É então também isto, o Amor: a completude no olhar e no sorriso do outro, o antónimo da sua ausência e as lembranças boas que abancam, decididas, como um tia velhota que nos chegue para o chá. Lembranças douradas pela cortesia afável da nossa memória selectiva, dourar a pílula. É-me tão fácil voltar àqueles dias antes destes, quando tudo nos era ainda luminoso e carregado de possibilidades, de hipóteses que nunca chegámos a pôr. Mais ou menos a partir de agora (desde sempre?) pagamos com a ausência no rosto o peso da lonjura dos outros, carregamos o fardo de termos sido tanto e tão pouco e eles, só tanto (um dia). Não há descanso nem sossego no conhecimento, há apenas silêncio (sabes que te circulo nas veias e te segrego bílis e desprezo, por entre loopings e cambalhotas e gargalhadas nervosas).

Abril 10, 2006

the end of the affair

Vieira do Mar

E, então, toma-me de assalto aquela imagem budista de que a vida é como um rio, que quando passa não mais se repete, pois nada fica nunca no mesmo lugar. Depois da enxurrada, já se sabe, as coisas não voltam à harmonia da sua quietude anterior, por mais que se aprestem os trabalhos de reconstrução e chegue o voluntariado da ajuda internacional, assentando arraiais e montando tendas pelas nossas planícies adentro.

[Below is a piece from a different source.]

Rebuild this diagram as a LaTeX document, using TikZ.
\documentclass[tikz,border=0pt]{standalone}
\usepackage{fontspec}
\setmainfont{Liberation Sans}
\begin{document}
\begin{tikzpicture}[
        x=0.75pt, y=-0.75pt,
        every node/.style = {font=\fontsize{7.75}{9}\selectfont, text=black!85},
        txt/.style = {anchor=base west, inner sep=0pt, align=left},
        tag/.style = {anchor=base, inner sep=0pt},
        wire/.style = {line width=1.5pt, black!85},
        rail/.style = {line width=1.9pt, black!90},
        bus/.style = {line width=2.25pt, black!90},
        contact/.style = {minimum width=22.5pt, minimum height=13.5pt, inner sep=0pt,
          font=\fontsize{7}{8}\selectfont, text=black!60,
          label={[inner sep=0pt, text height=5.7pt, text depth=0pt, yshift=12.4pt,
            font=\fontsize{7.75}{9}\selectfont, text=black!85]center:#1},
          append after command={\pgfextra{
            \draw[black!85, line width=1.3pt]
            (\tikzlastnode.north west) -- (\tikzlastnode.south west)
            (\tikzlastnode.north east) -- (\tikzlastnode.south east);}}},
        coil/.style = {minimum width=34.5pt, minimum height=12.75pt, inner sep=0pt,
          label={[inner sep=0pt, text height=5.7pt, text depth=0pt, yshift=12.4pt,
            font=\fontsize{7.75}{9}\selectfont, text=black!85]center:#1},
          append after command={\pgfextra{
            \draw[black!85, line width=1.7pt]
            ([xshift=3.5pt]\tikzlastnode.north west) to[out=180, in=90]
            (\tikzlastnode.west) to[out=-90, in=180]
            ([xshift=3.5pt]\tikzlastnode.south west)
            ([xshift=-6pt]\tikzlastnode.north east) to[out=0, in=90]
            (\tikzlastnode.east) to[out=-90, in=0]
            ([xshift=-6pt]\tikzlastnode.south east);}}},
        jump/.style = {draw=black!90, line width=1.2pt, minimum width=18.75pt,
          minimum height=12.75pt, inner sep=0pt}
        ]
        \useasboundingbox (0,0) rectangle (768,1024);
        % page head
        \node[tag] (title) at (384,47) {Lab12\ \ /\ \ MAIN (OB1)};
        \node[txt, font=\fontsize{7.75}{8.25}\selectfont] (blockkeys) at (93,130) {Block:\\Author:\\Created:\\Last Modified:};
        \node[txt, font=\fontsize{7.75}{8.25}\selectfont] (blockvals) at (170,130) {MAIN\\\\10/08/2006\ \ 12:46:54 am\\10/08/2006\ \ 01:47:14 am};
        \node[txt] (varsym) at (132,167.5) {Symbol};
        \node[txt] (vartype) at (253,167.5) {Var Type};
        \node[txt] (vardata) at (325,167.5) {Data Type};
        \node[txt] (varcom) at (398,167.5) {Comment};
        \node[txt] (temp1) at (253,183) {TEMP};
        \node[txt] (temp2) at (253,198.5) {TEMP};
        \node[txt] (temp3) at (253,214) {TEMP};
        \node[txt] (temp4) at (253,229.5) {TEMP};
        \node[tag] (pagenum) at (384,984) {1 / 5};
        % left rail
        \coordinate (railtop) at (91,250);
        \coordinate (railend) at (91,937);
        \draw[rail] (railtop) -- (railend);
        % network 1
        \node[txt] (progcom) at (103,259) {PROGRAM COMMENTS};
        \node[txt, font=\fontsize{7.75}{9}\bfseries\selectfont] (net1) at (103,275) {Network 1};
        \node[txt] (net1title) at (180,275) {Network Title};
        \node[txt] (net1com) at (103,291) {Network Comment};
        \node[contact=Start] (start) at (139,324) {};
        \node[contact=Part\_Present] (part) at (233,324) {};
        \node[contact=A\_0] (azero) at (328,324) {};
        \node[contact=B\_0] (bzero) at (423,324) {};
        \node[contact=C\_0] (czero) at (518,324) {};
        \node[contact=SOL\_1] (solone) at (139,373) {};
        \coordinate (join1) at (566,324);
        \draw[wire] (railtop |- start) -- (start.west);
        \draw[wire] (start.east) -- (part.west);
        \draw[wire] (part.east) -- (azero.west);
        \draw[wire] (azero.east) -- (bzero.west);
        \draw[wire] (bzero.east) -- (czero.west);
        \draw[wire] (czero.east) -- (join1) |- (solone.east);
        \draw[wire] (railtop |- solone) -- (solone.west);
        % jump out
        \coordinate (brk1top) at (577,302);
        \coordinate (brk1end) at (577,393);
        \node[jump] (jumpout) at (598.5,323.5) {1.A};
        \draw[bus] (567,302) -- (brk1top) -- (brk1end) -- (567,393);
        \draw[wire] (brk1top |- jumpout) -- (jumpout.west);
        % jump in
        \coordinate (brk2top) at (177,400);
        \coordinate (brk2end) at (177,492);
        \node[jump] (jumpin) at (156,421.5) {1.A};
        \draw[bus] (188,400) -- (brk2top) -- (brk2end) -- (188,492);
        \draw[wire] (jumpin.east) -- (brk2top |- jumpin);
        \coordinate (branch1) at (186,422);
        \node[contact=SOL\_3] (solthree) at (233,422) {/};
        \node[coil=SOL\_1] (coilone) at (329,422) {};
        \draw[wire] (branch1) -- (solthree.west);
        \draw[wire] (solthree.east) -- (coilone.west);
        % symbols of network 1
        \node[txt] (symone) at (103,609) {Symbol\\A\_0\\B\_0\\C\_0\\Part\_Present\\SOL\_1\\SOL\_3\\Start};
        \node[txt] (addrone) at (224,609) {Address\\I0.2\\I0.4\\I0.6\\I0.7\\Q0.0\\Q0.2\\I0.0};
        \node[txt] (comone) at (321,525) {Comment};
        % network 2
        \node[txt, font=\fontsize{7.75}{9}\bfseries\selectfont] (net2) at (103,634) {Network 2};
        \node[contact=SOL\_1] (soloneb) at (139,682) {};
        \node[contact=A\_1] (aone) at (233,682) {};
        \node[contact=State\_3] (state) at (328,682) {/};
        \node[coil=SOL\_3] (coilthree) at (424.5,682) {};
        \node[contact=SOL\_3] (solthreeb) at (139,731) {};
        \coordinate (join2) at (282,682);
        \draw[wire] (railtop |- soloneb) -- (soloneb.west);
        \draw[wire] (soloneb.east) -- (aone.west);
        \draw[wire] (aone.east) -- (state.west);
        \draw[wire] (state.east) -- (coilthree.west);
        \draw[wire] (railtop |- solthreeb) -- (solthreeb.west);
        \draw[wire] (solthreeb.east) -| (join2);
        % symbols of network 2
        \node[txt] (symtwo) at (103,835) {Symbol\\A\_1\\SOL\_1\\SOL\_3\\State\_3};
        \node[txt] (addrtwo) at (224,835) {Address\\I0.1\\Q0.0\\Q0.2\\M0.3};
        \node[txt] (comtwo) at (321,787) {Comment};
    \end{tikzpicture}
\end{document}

É claro que, para quem já vivia de escolhos e se mantinha à tona numa babugem feita de bocados podres de madeira e cascalho e materiais orgânicos flutuantes e perecíveis, a esbarrarem contra os diques que tanto custaram a erguer, a diferença é pouca: é quase a ilusão de que nada nadinha mudou. Mas, para quem espreitava, agradado, da entrada acolhedora da sua palafita e lhe topa agora as estacas (antes sulcadas no fundo lacustre, ricamente adornadas com anos de coisas felizes) algures à deriva contra o molhe de betão, fica mais difícil, essa coisa de encarar os destroços, mesmo que apenas através das palavras escritas e das fotografias desmaiadas, guardadas em arquivo. Preciso por isso de uma empilhadora dentro de mim, daquelas com várias pás que cheguem alternadamente aos recantos mais difíceis da minha geomorfologia magoada. Pago bem e à hora.